# Brief:
Extract only the first line of the listing and every line after it up to and including the one with "inner sep=0pt] (title)". Omit the pictures.

########################################

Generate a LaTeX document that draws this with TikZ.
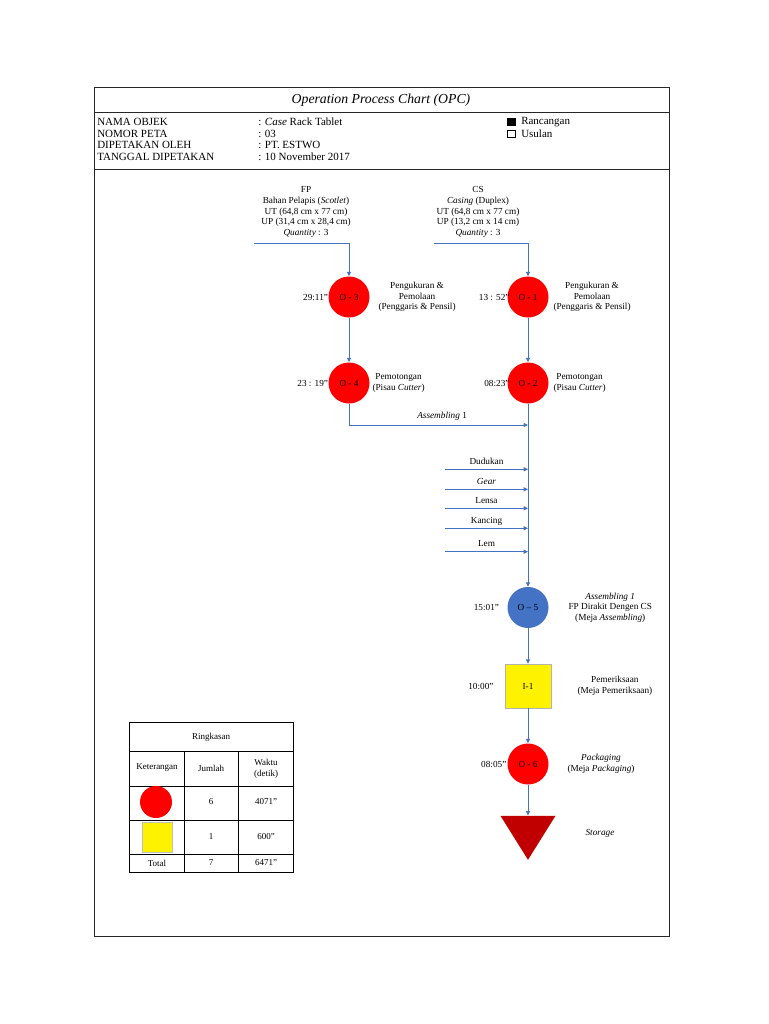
\documentclass[tikz,border=0pt]{standalone}
\usepackage{fontspec}
\setmainfont{Liberation Serif}
\usepackage{xcolor}
\usetikzlibrary{arrows.meta, positioning, shapes.geometric}

\definecolor{lineblue}{RGB}{68,114,196}
\definecolor{opblue}{RGB}{68,114,196}
\definecolor{stordark}{RGB}{192,0,0}
\newcommand\flowfont{\fontsize{7.4pt}{8.5pt}\selectfont}
\newcommand\headfont{\fontsize{8.8pt}{10pt}\selectfont}
\newcommand\titlefont{\fontsize{11pt}{13pt}\selectfont}
\newcommand\tabfont{\fontsize{7.2pt}{8.8pt}\selectfont}
\newcommand\secmark{\symbol{34}}

\begin{document}
\begin{tikzpicture}[
    x=0.8pt, y=-0.8pt,
    op/.style={circle, fill=red, minimum size=32.8pt, inner sep=0pt, font=\flowfont},
    asm/.style={circle, fill=opblue, minimum size=32.8pt, inner sep=0pt, font=\flowfont},
    insp/.style={rectangle, draw=gray!60, fill=yellow, minimum width=36.8pt,
                 minimum height=35.2pt, inner sep=0pt, font=\flowfont},
    store/.style={isosceles triangle, isosceles triangle stretches, shape border rotate=270,
                  fill=stordark, minimum width=44pt, minimum height=35.2pt, inner sep=0pt},
    txt/.style={font=\flowfont, align=center, inner sep=0pt},
    tm/.style={font=\flowfont, inner sep=0pt},
    inlbl/.style={font=\flowfont, inner sep=0pt, text height=5pt, text depth=1.6pt},
    flow/.style={-{Triangle[length=3.5pt, width=3.2pt]}, draw=lineblue, line width=0.7pt},
    hd/.style={font=\headfont, anchor=west, inner sep=0pt},
    chk/.style={draw, minimum width=6.4pt, minimum height=5.8pt, inner sep=0pt},
    cell/.style={font=\tabfont, align=center, inner sep=0pt}
  ]
  \fill[white] (0,0) rectangle (768,1024);
  \useasboundingbox (0,0) rectangle (768,1024);

  % frame and header
  \draw[line width=0.8pt, black!85] (94,88) rectangle (669,936);
  \draw[line width=0.7pt, black!85] (94,112) -- (669,112);
  \draw[line width=0.7pt, black!85] (94,169) -- (669,169);
  \node[font=\titlefont\itshape, inner sep=0pt] (title) at (381,100) {Operation Process Chart (OPC)};

  \node[hd] (nama)  at (97,122)   {NAMA OBJEK};
  \node[hd] (nomor) at (97,133.5) {NOMOR PETA};
  \node[hd] (oleh)  at (97,145)   {DIPETAKAN OLEH};
  \node[hd] (tgl)   at (97,157)   {TANGGAL DIPETAKAN};
  \node[hd] (namav)  at (258,122)   {: \textit{Case} Rack Tablet};
  \node[hd] (nomorv) at (258,133.5) {: 03};
  \node[hd] (olehv)  at (258,145)   {: PT. ESTWO};
  \node[hd] (tglv)   at (258,157)   {: 10 November 2017};
  \node[chk, fill=black] (chk1) at (511,122) {};
  \node[chk, fill=white] (chk2) at (511,134) {};
  \node[hd] (ranc) at (521,122) {Rancangan};
  \node[hd] (usul) at (521,133.5) {Usulan};

  % materials
  \node[txt] (fp) at (306,212) {FP\\Bahan Pelapis (\textit{Scotlet})\\UT (64,8 cm x 77 cm)\\UP (31,4 cm x 28,4 cm)\\\textit{Quantity} : 3};
  \node[txt] (cs) at (478,212) {CS\\\textit{Casing} (Duplex)\\UT (64,8 cm x 77 cm)\\UP (13,2 cm x 14 cm)\\\textit{Quantity} : 3};
  \coordinate (fpin) at (254,243);
  \coordinate (csin) at (434,243);

  % operations
  \node[op] (o3) at (349,297) {O - 3};
  \node[op] (o1) at (528,297) {O - 1};
  \node[op] (o4) at (349,383) {O - 4};
  \node[op] (o2) at (528,383) {O - 2};
  \node[asm] (o5) at (528,607.5) {O -- 5};
  \node[insp] (i1) at (528,686) {I-1};
  \node[op] (o6) at (528,764) {O - 6};
  \node[store] (stor) at (528,831) {};

  % times
  \node[tm, left=0pt of o3] (t3) {29:11\secmark};
  \node[tm, left=-2pt of o1] (t1) {13 : 52\secmark};
  \node[tm, left=0pt of o4] (t4) {23 : 19\secmark};
  \node[tm, left=-2pt of o2] (t2) {08:23\secmark};
  \node[tm, left=6.4pt of o5] (t5) {15:01\secmark};
  \node[tm, left=8.8pt of i1] (ti1) {10:00\secmark};
  \node[tm, left=0.5pt of o6] (t6) {08:05\secmark};

  % descriptions
  \node[txt, right=6.8pt of o3] (d3) {Pengukuran \&\\Pemolaan\\(Penggaris \& Pensil)};
  \node[txt, right=3.6pt of o1] (d1) {Pengukuran \&\\Pemolaan\\(Penggaris \& Pensil)};
  \node[txt, right=2pt of o4] (d4) {Pemotongan\\(Pisau \textit{Cutter})};
  \node[txt, right=3.6pt of o2] (d2) {Pemotongan\\(Pisau \textit{Cutter})};
  \node[txt, right=15.6pt of o5] (d5) {\textit{Assembling 1}\\FP Dirakit Dengen CS\\(Meja \textit{Assembling})};
  \node[txt, right=20.8pt of i1] (di1) {Pemeriksaan\\(Meja Pemeriksaan)};
  \node[txt, right=14.8pt of o6] (d6) {\textit{Packaging}\\(Meja \textit{Packaging})};
  \node[txt, font=\flowfont\itshape] (dstor) at (600,833) {Storage};

  % flow lines
  \coordinate (asmin) at (528,425);
  \draw[flow] (fpin) -| (o3);
  \draw[flow] (csin) -| (o1);
  \draw[flow] (o3) -- (o4);
  \draw[flow] (o1) -- (o2);
  \draw[flow] (o4) |- node[txt, pos=0.76, above=3pt] (asml) {\textit{Assembling} 1} (asmin);
  \draw[flow] (o2) -- (o5);
  \draw[flow] (o5) -- (i1);
  \draw[flow] (i1) -- (o6);
  \draw[flow] (o6) -- (stor);

  % added parts
  \coordinate (in1) at (445,469.3);
  \coordinate (in2) at (445,489.3);
  \coordinate (in3) at (445,508.3);
  \coordinate (in4) at (445,528.3);
  \coordinate (in5) at (445,551.7);
  \draw[flow] (in1) -- node[inlbl, above=2pt] (p1) {Dudukan} (in1 -| o5);
  \draw[flow] (in2) -- node[inlbl, above=2pt] (p2) {\textit{Gear}} (in2 -| o5);
  \draw[flow] (in3) -- node[inlbl, above=2pt] (p3) {Lensa} (in3 -| o5);
  \draw[flow] (in4) -- node[inlbl, above=2pt] (p4) {Kancing} (in4 -| o5);
  \draw[flow] (in5) -- node[inlbl, above=2pt] (p5) {Lem} (in5 -| o5);

  % summary table
  \draw[line width=0.6pt] (129,722) rectangle (293,872);
  \draw[line width=0.6pt] (129,751) -- (293,751);
  \draw[line width=0.6pt] (129,786) -- (293,786);
  \draw[line width=0.6pt] (129,820) -- (293,820);
  \draw[line width=0.6pt] (129,854) -- (293,854);
  \draw[line width=0.6pt] (184,751) -- (184,872);
  \draw[line width=0.6pt] (238,751) -- (238,872);
  \node[cell] (ring) at (211,737) {Ringkasan};
  \node[cell] (ket) at (157,768) {Keterangan};
  \node[cell] (jml) at (211,768) {Jumlah};
  \node[cell] (wkt) at (266,769) {Waktu\\(detik)};
  \node[circle, fill=red, minimum size=25.6pt, inner sep=0pt] (kcirc) at (156,802) {};
  \node[cell] (n6) at (211,802) {6};
  \node[cell] (w6) at (266,802) {4071\secmark};
  \node[draw=gray!50, fill=yellow, minimum size=24pt, inner sep=0pt] (ksq) at (157,837) {};
  \node[cell] (n1) at (211,837) {1};
  \node[cell] (w1) at (266,837) {600\secmark};
  \node[cell] (tot) at (157,863) {Total};
  \node[cell] (n7) at (211,863) {7};
  \node[cell] (w7) at (266,863) {6471\secmark};
\end{tikzpicture}
\end{document}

########################################

# The response:
Generate a LaTeX document that draws this with TikZ.
\documentclass[tikz,border=0pt]{standalone}
\usepackage{fontspec}
\setmainfont{Liberation Serif}
\usepackage{xcolor}
\usetikzlibrary{arrows.meta, positioning, shapes.geometric}

\definecolor{lineblue}{RGB}{68,114,196}
\definecolor{opblue}{RGB}{68,114,196}
\definecolor{stordark}{RGB}{192,0,0}
\newcommand\flowfont{\fontsize{7.4pt}{8.5pt}\selectfont}
\newcommand\headfont{\fontsize{8.8pt}{10pt}\selectfont}
\newcommand\titlefont{\fontsize{11pt}{13pt}\selectfont}
\newcommand\tabfont{\fontsize{7.2pt}{8.8pt}\selectfont}
\newcommand\secmark{\symbol{34}}

\begin{document}
\begin{tikzpicture}[
    x=0.8pt, y=-0.8pt,
    op/.style={circle, fill=red, minimum size=32.8pt, inner sep=0pt, font=\flowfont},
    asm/.style={circle, fill=opblue, minimum size=32.8pt, inner sep=0pt, font=\flowfont},
    insp/.style={rectangle, draw=gray!60, fill=yellow, minimum width=36.8pt,
                 minimum height=35.2pt, inner sep=0pt, font=\flowfont},
    store/.style={isosceles triangle, isosceles triangle stretches, shape border rotate=270,
                  fill=stordark, minimum width=44pt, minimum height=35.2pt, inner sep=0pt},
    txt/.style={font=\flowfont, align=center, inner sep=0pt},
    tm/.style={font=\flowfont, inner sep=0pt},
    inlbl/.style={font=\flowfont, inner sep=0pt, text height=5pt, text depth=1.6pt},
    flow/.style={-{Triangle[length=3.5pt, width=3.2pt]}, draw=lineblue, line width=0.7pt},
    hd/.style={font=\headfont, anchor=west, inner sep=0pt},
    chk/.style={draw, minimum width=6.4pt, minimum height=5.8pt, inner sep=0pt},
    cell/.style={font=\tabfont, align=center, inner sep=0pt}
  ]
  \fill[white] (0,0) rectangle (768,1024);
  \useasboundingbox (0,0) rectangle (768,1024);

  % frame and header
  \draw[line width=0.8pt, black!85] (94,88) rectangle (669,936);
  \draw[line width=0.7pt, black!85] (94,112) -- (669,112);
  \draw[line width=0.7pt, black!85] (94,169) -- (669,169);
  \node[font=\titlefont\itshape, inner sep=0pt] (title) at (381,100) {Operation Process Chart (OPC)};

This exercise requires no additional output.